You have moved around a lot, from Newcastle to Sydney to Melbourne to Berlin to Paris; how does place affect your work?

For a lot of years, I thought that I had to go somewhere exotic – the desert in Kenya, or Tahiti, or the south of France, or Paris – those locations felt like important pilgrimages for me. But I realised more and more that all you have to be is available; it doesn’t matter where you are.

Tell me a little bit more about that idea of availability.

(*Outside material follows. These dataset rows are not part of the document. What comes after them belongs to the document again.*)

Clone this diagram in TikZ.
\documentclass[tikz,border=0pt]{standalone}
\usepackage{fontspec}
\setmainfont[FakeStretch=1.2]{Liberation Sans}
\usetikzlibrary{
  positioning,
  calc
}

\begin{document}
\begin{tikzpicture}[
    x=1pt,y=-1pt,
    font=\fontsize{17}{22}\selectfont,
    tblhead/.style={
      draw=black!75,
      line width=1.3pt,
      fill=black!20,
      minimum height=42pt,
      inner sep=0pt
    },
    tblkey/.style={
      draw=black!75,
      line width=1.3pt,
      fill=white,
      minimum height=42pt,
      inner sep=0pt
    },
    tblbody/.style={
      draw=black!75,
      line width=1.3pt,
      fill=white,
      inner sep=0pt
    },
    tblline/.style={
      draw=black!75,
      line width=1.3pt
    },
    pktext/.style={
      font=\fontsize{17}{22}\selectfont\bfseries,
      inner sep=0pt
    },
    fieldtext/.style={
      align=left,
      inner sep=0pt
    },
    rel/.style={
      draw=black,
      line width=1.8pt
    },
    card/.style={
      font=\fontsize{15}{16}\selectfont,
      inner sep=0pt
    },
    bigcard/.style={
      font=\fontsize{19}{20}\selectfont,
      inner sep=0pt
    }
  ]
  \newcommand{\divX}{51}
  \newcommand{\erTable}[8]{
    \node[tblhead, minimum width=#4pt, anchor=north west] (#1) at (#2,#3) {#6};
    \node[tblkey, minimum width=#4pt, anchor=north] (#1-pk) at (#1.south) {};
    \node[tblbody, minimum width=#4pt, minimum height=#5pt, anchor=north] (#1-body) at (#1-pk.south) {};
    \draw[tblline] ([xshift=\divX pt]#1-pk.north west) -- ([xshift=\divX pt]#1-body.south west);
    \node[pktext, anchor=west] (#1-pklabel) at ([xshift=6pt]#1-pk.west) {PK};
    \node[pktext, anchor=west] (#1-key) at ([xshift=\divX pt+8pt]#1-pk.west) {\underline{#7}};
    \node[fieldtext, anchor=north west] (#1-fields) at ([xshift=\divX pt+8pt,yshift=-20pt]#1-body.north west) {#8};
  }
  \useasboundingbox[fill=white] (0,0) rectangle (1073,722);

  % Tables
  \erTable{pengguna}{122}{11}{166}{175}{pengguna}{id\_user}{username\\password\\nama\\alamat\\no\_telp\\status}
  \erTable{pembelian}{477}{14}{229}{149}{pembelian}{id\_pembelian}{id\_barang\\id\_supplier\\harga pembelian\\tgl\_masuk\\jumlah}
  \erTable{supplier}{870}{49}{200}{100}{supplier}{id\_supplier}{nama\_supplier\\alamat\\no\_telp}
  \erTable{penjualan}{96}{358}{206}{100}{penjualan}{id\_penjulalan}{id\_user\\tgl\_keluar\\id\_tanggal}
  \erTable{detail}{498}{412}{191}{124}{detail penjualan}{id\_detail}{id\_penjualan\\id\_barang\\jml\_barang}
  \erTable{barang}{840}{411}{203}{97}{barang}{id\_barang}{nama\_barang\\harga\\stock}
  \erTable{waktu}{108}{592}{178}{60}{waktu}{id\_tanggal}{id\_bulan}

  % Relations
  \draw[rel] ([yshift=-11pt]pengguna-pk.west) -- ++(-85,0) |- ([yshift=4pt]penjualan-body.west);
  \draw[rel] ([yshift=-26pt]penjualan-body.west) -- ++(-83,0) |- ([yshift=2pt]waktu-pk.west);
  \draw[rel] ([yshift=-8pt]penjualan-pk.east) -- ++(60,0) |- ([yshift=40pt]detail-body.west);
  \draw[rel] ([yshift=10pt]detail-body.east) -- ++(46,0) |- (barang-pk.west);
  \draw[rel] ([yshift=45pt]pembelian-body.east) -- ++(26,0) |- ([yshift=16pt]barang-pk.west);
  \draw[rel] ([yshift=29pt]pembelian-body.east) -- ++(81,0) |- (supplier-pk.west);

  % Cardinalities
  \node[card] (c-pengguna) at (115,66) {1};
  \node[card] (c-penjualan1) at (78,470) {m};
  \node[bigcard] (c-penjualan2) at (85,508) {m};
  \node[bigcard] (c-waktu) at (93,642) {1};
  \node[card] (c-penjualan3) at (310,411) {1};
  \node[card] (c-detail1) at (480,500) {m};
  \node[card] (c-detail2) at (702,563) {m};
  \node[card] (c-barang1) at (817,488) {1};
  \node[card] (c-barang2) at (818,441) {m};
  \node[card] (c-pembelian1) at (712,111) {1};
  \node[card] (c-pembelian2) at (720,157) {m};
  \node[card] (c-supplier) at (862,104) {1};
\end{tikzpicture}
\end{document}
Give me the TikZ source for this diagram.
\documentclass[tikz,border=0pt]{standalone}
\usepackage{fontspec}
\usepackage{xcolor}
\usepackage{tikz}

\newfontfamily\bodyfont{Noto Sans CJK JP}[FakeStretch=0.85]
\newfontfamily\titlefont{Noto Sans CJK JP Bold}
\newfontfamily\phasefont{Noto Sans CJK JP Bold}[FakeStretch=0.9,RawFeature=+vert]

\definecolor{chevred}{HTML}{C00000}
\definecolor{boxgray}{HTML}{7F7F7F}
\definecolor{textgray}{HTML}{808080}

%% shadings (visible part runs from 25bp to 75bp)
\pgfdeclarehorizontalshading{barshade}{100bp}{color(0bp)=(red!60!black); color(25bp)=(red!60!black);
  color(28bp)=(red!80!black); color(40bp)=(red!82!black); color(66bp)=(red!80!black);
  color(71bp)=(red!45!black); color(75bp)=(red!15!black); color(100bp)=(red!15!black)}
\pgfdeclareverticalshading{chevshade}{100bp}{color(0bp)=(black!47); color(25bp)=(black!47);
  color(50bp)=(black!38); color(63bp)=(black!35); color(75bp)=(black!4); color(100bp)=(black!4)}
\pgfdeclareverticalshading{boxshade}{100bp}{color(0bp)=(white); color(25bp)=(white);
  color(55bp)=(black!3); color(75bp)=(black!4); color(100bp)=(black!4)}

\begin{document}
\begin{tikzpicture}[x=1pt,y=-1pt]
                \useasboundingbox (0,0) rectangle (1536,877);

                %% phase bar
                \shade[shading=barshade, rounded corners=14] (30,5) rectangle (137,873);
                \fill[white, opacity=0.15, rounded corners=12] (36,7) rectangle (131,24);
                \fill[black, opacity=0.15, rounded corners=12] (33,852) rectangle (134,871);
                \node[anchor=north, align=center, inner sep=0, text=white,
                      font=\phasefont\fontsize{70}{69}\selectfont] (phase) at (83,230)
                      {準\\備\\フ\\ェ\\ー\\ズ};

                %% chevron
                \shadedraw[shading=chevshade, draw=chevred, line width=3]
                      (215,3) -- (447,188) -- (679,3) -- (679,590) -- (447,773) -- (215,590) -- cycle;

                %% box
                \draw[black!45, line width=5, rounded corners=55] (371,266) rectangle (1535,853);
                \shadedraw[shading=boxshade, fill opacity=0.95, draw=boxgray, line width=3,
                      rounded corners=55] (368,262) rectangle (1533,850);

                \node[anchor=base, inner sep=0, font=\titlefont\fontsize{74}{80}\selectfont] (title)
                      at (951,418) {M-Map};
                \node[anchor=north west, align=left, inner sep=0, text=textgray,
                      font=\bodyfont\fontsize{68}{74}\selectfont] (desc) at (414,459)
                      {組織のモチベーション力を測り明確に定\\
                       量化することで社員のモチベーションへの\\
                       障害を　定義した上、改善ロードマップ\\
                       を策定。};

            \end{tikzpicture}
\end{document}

So last night we were at S.H. Ervin Gallery for the twentieth anniversary of the Brett Whiteley Travelling Art Scholarship, and my painting, Port de Bras (2014) was there. It was good to see it again, all these years on. It has these distinct three-pronged little titanium white marks on it. I had a studio at the time in an abandoned glass factory, and I got in one morning and pigeons had walked through white paint then all over the works that were lying around, leaving three-pronged groupings all over the paintings. At first, I felt pure terror and shock – my show was the next week! – and then I thought, ‘How wonderful, I never in my wildest dreams would have gotten three tiny brushes and dipped them in white. How lucky am I?’. I think that speaks to the idea that everything is of value, everything is useful. It was a turning point for me.

Just how important is the idea of play to your work?

To make art, I think you have to be in the sandpit. There is a laborious manual element to my work, but within those long hours is when you stumble and arrive at the ‘genius’ – that thing that you’ve been searching for. My practice isn’t methodical. I almost see it as a voyage of sorts; you strap yourself to the mast of a ship – I know this sounds dramatic – and you set out to sea. Hopefully, eventually, you find land. People ask ‘How do you know when a picture is finished?’: when it feels authentically me, when I’ve arrived back to myself. You have to leave yourself and explore new terrain to discover more about yourself. One painting I did called Arriving in the East End (2018) is a triple portrait of (my partner) Lottie and my two children – and it’s about that. It’s about departing and arriving all in one.

Did you always know that you were going to be an artist?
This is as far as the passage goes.